Tracking who received what data is the operational prerequisite here. Organizations without a reliable record of data sharing will struggle to comply and will have a hard time demonstrating they made a reasonable effort.
Before acting on any erasure request, the organization must verify that the person making the request is actually the data subject. Deleting someone’s records based on an impersonated request creates its own compliance nightmare. Typical identifiers include user IDs, email addresses, or account numbers linked to the records.
The verification standard under Article 12(6) is “reasonable measures,” not forensic certainty. Organizations cannot use identity verification as a way to stall or discourage requests, and they cannot demand excessive documentation. The one-month response clock does not start until the organization has enough information to confirm the requester’s identity, but dragging out the verification process to buy time is itself a violation.5General Data Protection Regulation (GDPR). Art. 12 GDPR – Transparent Information, Communication and Modalities
Once identity is confirmed, the organization needs to locate the individual’s data across its infrastructure, including which backup sets, databases, and third-party systems contain it. Many organizations use internal request forms that ask for approximate dates of data creation, which helps IT staff narrow down the affected backup cycles. Clear intake documentation at this stage saves significant time during execution.

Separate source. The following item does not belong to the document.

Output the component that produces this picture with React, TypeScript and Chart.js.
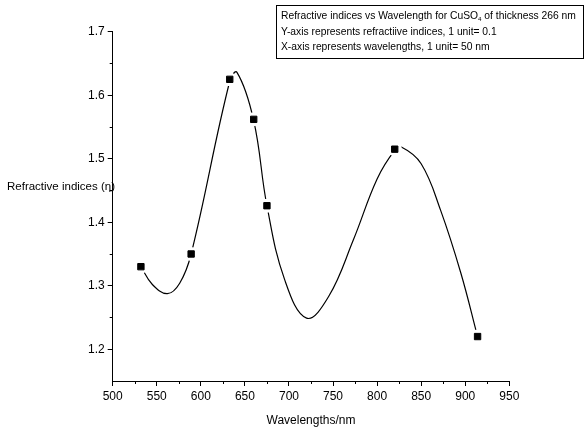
import React, { useEffect, useRef } from 'react';
import { Chart, registerables } from 'chart.js';

Chart.register(...registerables);

// Measured points (wavelength in nm, refractive index)
const wavelengths = [532, 589, 632.8, 660, 675, 820, 914];
const refractiveIndices = [1.33, 1.35, 1.625, 1.562, 1.426, 1.515, 1.22];

// Fitted smooth curve
const curveWavelengths = [532, 545, 562, 576, 589, 632.8, 641, 660, 675, 695, 720, 745, 773, 800, 820, 828, 850, 872, 895, 914];
const curveIndices = [1.33, 1.302, 1.2875, 1.304, 1.35, 1.622, 1.636, 1.56, 1.426, 1.31, 1.249, 1.283, 1.372, 1.468, 1.513, 1.518, 1.492, 1.419, 1.32, 1.22];

const xTicks = [500, 550, 600, 650, 700, 750, 800, 850, 900, 950];
const xMinorTicks = [525, 575, 625, 675, 725, 775, 825, 875, 925];
const yTicks = [1.2, 1.3, 1.4, 1.5, 1.6, 1.7];
const yMinorTicks = [1.25, 1.35, 1.45, 1.55, 1.65];

const xTitle = 'Wavelengths/nm';
const yTitle = 'Refractive indices (\u03B7)';
const legendTitleParts = ['Refractive indices vs Wavelength for CuSO', '4', ' of thickness 266 nm'];
const legendLines = [
  'Y-axis represents refractiive indices, 1 unit= 0.1',
  'X-axis represents wavelengths, 1 unit= 50 nm',
];

const FONT = '"Liberation Sans", Arial, sans-serif';

const annotations = {
  id: 'annotations',
  beforeDraw(chart: any) {
    const ctx = chart.ctx;
    ctx.save();
    ctx.font = `11.5px ${FONT}`;
    ctx.fillStyle = '#000';
    ctx.textBaseline = 'middle';
    ctx.textAlign = 'left';
    ctx.fillText(yTitle, 7, 187);
    ctx.restore();
  },
  afterDraw(chart: any) {
    const { ctx } = chart;
    const x = chart.scales.x;
    const y = chart.scales.y;
    ctx.save();
    ctx.strokeStyle = '#000';
    ctx.lineWidth = 1;
    xMinorTicks.forEach((v) => {
      const px = Math.round(x.getPixelForValue(v)) + 0.5;
      ctx.beginPath();
      ctx.moveTo(px, y.bottom);
      ctx.lineTo(px, y.bottom + 3);
      ctx.stroke();
    });
    yMinorTicks.forEach((v) => {
      const py = Math.round(y.getPixelForValue(v)) + 0.5;
      ctx.beginPath();
      ctx.moveTo(x.left, py);
      ctx.lineTo(x.left - 3, py);
      ctx.stroke();
    });

    // legend box
    const bx = 276.5, by = 5.5, bw = 307, bh = 53;
    ctx.fillStyle = '#fff';
    ctx.fillRect(bx, by, bw, bh);
    ctx.strokeStyle = '#000';
    ctx.lineWidth = 1;
    ctx.strokeRect(bx, by, bw, bh);
    ctx.fillStyle = '#000';
    ctx.textBaseline = 'alphabetic';
    ctx.textAlign = 'left';
    const fs = 10.3;
    ctx.font = `${fs}px ${FONT}`;
    let tx = 281;
    const base1 = 19;
    ctx.fillText(legendTitleParts[0], tx, base1);
    tx += ctx.measureText(legendTitleParts[0]).width;
    ctx.font = `${fs * 0.6}px ${FONT}`;
    ctx.fillText(legendTitleParts[1], tx, base1 + 2);
    tx += ctx.measureText(legendTitleParts[1]).width;
    ctx.font = `${fs}px ${FONT}`;
    ctx.fillText(legendTitleParts[2], tx, base1);
    legendLines.forEach((line, i) => {
      ctx.fillText(line, 281, base1 + 15.5 * (i + 1));
    });
    ctx.restore();
  },
};

export default function App() {
  const ref = useRef<HTMLCanvasElement>(null);
  useEffect(() => {
    if (!ref.current) return;
    const chart = new Chart(ref.current, {
      type: 'line',
      data: {
        datasets: [
          {
            label: 'points',
            data: wavelengths.map((w, i) => ({ x: w, y: refractiveIndices[i] })),
            showLine: false,
            pointStyle: 'rect',
            pointRadius: 4.5,
            backgroundColor: '#000',
            borderColor: '#000',
            borderWidth: 1,
          },
          {
            label: 'halo',
            data: wavelengths.map((w, i) => ({ x: w, y: refractiveIndices[i] })),
            showLine: false,
            pointStyle: 'circle',
            pointRadius: 7,
            backgroundColor: '#fff',
            borderColor: '#fff',
            borderWidth: 0,
          },
          {
            label: 'curve',
            data: curveWavelengths.map((w, i) => ({ x: w, y: curveIndices[i] })),
            borderColor: '#000',
            borderWidth: 1.2,
            pointRadius: 0,
            tension: 0.4,
            fill: false,
          },
        ],
      },
      options: {
        animation: false,
        responsive: false,
        devicePixelRatio: 1,
        layout: { padding: { left: 0, right: 78.7, top: 31.7, bottom: 0 } },
        plugins: { legend: { display: false }, tooltip: { enabled: false } },
        scales: {
          x: {
            type: 'linear',
            min: 500,
            max: 950,
            afterBuildTicks: (s: any) => { s.ticks = xTicks.map((v) => ({ value: v })); },
            afterFit: (s: any) => { s.height = 51; },
            grid: { drawOnChartArea: false, drawTicks: true, tickLength: 5, color: '#000' },
            border: { display: true, color: '#000', width: 1 },
            ticks: { color: '#000', font: { family: FONT, size: 12 }, padding: 3, maxRotation: 0 },
            title: { display: true, text: xTitle, color: '#000', font: { family: FONT, size: 12 }, padding: { top: 4 } },
          },
          y: {
            type: 'linear',
            min: 1.15,
            max: 1.7,
            afterBuildTicks: (s: any) => { s.ticks = yTicks.map((v) => ({ value: v })); },
            afterFit: (s: any) => { s.width = 112.7; },
            grid: { drawOnChartArea: false, drawTicks: true, tickLength: 5, color: '#000' },
            border: { display: true, color: '#000', width: 1 },
            ticks: { color: '#000', font: { family: FONT, size: 12 }, padding: 3, callback: (v: any) => Number(v).toFixed(1) },
          },
        },
      },
      plugins: [annotations],
    });
    return () => chart.destroy();
  }, []);
  return (
    <div style={{ position: 'absolute', left: 0, top: 0, width: 588, height: 432 }}>
      <canvas ref={ref} width={588} height={432} style={{ width: 588, height: 432 }} />
    </div>
  );
}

An underappreciated problem: after you erase someone’s data completely, you have no way to recognize them if their data re-enters your systems through a marketing list, a partner feed, or a web form. You could end up collecting and processing the same person’s data all over again, in direct conflict with their wishes.
The ICO’s guidance on direct marketing recognizes this problem and permits organizations to maintain a suppression list containing the minimum amount of information needed to ensure the individual’s preferences are respected in the future. A hashed email address or a pseudonymized identifier is enough. The ICO considers suppression lists a separate purpose from marketing, so the right to erasure does not automatically require deletion from the list itself.9ICO. Respect People’s Preferences
Organizations should inform the data subject that a minimal suppression record will be retained and explain its purpose. Transparency here prevents future disputes and demonstrates good faith to regulators.
Article 5(2) establishes the accountability principle: the controller must not only comply with data protection rules but must be able to demonstrate that compliance.10General Data Protection Regulation (GDPR). Art. 5 GDPR – Principles Relating to Processing of Personal Data For erasure requests, that means maintaining internal records of each request received, the actions taken, the timeline, and confirmation that the data subject was notified.
These logs should record the nature of the deletion without retaining the sensitive data that was removed. Regulators may audit these records to verify that the organization consistently respects erasure rights. The logs also serve as the erasure request registry that IT teams consult during a disaster recovery restore, making them both a compliance tool and a critical operational asset.
Fines for violating data subject rights under Article 17 fall into the highest penalty tier: up to €20 million or four percent of global annual turnover, whichever is higher.6General Data Protection Regulation (GDPR). Art. 83 GDPR – General Conditions for Imposing Administrative Fines The accountability documentation is what separates an organization that made a good-faith technical judgment call from one that simply ignored the request.